Sienna Pendleton, Staff Writer

In the tear jerking and heartwarming novel Family Meal,  Bryan Washington creates a story on grief, love, found family, and the importance of food in his most recent veracious novel.

The novel follows three queer men Cam, his recently deceased partner Kai, and his childhood best friend TJ who are constantly intertwined throughout different coasts of North America, different states of life, and even after death.

Most of the novel follows Cam when he moves back to his hometown in Houston, Texas after Kai is killed in a police brutality incident back in Los Angeles where they built their life together that crumbled after his death. When Cam relocates he falls into self-destructive habits of taking drugs, meaningless hookups, and isolating himself from those who truly love him.

Cam reconnects with TJ when he walks into the bar that Cam works at and the boys are thrown back into each other’s lives while struggling to reconcile their friendship and the found family they’d once developed together.

Even after Kai’s death, he is still evident in Cam’s life, both through the visions that Cam has of Kai, and the incredible impact that Kai had on him. As well as the way Kai viewed many things such as love, food, and physical intimacy. Cam often thinks of Kai’s words for comfort such as, “Love is a tangible thing. It is palpable. You can hold it in your hands. You can see it in the air. You can breathe it in and hold it and push that shit right back out your lungs. When it dissolves, you might not see it, but that won’t mean it wasn’t there. Because you were.”

This quote from Kai is actually a great example of the nature of Cam and TJ’s complicated relationship. Though the two aren’t on the best terms anymore and they constantly clash, it’s clear that they bump heads and fight so often because they still care about one another and are making an effort to fix what was broken.

Through heartfelt conversations and the fondness of sharing food, the love that once existed between the two begins to mend. This is a clear illustration of the fact that once love exists, it will always linger, no matter how long it hasn’t been nourished.

All of the characters go through some form of alienation even though they are always surrounded by each other, friends, or family. Through the chapters narrated by Kai, we learn the power of being able to find solace in those around us, specifically when he says, “My family taught me the difference between acceptance, allowance, and understanding. Also: just being. Sometimes they overlap. Usually, they don’t.” 

We also get TJ’s point of view after a few months’ time skip where Cam has gone to rehab and therapy and the brighter sides of grief begin to show. It becomes evident that grief is a remnant of love and when Cam finally lets those who care about him into his world, he creates connections that are bigger than his grief and we see that love is also the only thing that can pull us out of it.
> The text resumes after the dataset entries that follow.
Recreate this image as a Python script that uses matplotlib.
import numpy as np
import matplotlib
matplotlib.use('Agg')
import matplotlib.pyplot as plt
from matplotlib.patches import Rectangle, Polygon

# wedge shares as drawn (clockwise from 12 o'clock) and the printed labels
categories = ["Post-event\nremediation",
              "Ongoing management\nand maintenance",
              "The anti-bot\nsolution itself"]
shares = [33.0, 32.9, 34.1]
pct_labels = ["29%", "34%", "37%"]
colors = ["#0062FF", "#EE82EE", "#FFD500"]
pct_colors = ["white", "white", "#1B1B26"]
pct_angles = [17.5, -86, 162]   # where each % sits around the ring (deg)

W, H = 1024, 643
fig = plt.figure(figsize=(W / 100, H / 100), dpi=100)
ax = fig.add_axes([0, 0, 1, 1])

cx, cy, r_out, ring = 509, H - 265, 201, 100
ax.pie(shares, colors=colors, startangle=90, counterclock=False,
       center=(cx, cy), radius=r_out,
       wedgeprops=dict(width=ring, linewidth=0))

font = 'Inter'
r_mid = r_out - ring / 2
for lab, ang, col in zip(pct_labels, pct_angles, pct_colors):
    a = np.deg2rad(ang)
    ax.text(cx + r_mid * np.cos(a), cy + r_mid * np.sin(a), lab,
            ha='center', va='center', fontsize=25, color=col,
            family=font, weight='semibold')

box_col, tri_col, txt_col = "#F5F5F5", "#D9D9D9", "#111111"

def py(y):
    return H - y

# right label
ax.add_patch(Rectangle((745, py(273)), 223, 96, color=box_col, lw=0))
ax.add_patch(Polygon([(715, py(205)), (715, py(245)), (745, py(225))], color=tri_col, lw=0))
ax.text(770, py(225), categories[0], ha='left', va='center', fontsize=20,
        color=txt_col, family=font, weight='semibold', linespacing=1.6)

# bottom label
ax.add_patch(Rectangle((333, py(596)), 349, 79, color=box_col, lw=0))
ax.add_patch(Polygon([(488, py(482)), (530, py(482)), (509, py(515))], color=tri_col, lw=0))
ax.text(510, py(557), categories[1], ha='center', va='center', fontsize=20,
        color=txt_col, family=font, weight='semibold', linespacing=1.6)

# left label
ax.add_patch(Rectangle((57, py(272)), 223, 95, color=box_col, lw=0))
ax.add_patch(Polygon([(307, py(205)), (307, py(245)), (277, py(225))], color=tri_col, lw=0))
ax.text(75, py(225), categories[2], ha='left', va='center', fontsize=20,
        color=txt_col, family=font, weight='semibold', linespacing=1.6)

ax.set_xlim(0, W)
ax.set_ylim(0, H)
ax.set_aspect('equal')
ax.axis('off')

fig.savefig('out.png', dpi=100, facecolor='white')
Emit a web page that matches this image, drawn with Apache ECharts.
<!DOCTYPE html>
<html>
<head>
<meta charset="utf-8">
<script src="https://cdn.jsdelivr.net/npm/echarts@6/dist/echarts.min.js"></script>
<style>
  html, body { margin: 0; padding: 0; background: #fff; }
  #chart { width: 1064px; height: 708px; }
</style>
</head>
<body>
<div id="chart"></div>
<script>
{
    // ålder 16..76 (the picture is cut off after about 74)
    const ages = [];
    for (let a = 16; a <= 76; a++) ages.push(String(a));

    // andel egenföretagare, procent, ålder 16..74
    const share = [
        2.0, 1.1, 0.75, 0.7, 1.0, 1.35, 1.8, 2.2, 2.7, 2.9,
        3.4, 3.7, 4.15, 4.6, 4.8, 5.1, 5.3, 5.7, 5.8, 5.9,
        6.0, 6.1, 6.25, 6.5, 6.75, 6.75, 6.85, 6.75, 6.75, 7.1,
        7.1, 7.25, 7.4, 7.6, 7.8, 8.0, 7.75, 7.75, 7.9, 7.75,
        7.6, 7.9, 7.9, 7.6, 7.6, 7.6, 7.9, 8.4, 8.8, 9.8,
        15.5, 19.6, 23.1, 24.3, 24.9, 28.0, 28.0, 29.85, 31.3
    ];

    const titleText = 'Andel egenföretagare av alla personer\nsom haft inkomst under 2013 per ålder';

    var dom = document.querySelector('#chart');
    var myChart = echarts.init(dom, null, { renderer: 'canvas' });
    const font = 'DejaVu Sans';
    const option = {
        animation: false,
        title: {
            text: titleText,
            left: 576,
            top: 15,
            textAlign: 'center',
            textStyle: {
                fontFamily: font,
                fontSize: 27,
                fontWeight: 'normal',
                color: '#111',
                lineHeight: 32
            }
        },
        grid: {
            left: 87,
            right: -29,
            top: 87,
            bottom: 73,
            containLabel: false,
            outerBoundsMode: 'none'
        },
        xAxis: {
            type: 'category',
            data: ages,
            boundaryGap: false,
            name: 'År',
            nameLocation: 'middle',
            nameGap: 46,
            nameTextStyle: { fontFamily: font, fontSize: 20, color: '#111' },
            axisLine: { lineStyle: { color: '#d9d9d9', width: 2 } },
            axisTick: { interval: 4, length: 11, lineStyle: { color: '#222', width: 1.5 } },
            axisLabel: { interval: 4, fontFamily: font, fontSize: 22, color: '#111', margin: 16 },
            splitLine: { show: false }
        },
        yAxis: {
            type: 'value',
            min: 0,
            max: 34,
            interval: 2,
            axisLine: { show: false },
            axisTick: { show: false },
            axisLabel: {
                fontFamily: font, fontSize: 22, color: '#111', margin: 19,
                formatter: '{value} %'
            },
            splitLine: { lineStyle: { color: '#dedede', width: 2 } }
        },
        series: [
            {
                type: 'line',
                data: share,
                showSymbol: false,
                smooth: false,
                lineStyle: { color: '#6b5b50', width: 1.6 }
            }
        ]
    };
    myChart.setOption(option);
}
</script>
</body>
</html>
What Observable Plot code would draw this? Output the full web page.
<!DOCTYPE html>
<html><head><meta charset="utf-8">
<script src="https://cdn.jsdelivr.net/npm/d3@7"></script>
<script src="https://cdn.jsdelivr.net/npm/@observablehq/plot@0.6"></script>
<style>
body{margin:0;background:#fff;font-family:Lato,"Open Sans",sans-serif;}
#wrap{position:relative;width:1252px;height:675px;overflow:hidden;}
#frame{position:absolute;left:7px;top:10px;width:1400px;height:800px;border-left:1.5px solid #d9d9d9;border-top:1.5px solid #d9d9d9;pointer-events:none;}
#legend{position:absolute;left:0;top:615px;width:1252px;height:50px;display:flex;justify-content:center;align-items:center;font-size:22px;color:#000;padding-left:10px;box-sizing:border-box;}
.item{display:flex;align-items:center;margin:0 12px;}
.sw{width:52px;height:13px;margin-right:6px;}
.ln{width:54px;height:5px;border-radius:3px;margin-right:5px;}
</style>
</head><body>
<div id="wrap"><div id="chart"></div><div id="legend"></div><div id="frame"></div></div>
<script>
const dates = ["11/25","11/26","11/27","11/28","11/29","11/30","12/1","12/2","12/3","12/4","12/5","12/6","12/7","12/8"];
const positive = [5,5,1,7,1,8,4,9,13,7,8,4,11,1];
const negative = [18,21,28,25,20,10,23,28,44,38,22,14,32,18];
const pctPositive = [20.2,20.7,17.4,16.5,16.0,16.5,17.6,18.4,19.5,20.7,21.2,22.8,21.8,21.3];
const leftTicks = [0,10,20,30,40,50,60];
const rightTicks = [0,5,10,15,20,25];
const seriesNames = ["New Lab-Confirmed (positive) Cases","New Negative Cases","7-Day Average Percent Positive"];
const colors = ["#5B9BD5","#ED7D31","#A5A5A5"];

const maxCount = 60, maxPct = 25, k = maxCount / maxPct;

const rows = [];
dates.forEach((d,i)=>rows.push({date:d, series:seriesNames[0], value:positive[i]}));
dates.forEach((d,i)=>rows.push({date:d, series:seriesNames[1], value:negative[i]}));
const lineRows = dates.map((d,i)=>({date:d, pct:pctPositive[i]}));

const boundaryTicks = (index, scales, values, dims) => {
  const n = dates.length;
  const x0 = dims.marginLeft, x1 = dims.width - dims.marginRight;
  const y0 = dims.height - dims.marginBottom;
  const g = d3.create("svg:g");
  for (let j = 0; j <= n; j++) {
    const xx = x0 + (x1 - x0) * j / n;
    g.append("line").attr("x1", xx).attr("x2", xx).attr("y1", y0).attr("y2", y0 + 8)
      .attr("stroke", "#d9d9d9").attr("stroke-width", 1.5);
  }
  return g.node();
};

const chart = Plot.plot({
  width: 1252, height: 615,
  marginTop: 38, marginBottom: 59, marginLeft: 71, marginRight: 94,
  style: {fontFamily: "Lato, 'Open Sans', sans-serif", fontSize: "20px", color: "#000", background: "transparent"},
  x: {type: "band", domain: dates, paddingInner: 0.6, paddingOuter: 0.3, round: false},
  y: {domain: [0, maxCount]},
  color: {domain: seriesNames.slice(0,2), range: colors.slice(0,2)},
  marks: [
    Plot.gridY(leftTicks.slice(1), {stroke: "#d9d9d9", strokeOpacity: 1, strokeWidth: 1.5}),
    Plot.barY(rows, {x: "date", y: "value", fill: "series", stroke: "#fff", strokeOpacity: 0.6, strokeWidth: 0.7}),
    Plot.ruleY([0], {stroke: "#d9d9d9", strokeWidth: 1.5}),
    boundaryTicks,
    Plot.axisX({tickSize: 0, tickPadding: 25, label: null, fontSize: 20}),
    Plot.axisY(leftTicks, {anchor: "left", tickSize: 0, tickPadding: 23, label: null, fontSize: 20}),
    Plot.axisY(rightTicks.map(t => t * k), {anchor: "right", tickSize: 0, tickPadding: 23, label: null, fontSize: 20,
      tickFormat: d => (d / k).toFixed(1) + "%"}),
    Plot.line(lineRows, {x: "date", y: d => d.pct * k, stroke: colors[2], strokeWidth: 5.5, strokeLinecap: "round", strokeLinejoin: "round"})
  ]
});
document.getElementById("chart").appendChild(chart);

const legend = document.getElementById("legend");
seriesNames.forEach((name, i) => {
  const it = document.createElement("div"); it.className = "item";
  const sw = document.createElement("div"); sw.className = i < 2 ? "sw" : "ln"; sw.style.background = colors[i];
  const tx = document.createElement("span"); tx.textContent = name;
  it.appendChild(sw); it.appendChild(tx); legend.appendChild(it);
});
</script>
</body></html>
At the end of the novel Cam and Kai’s ghost have one last talk. Cam admits that he’s having trouble letting go of Kai because Kai has engraved himself so deeply into who he is, but that is also the exact reason why it’s important for Cam to keep living, because through Cam, Kai’s continues to live too. Through Kai and Cam’s final conversation we realize that the dead are never truly gone, maybe physically, but never mentally, because human connection and the love created by it exists forever. It’s important that we hold on to the dead, but it is important that we hold on to the living too. Grief is hard, but love and maybe even a family meal can make it a little bit easier, and Bryan Washington truly creates a beautiful and much needed story about the significance of each of these things and what it means to keep going and keep existing for those who love us.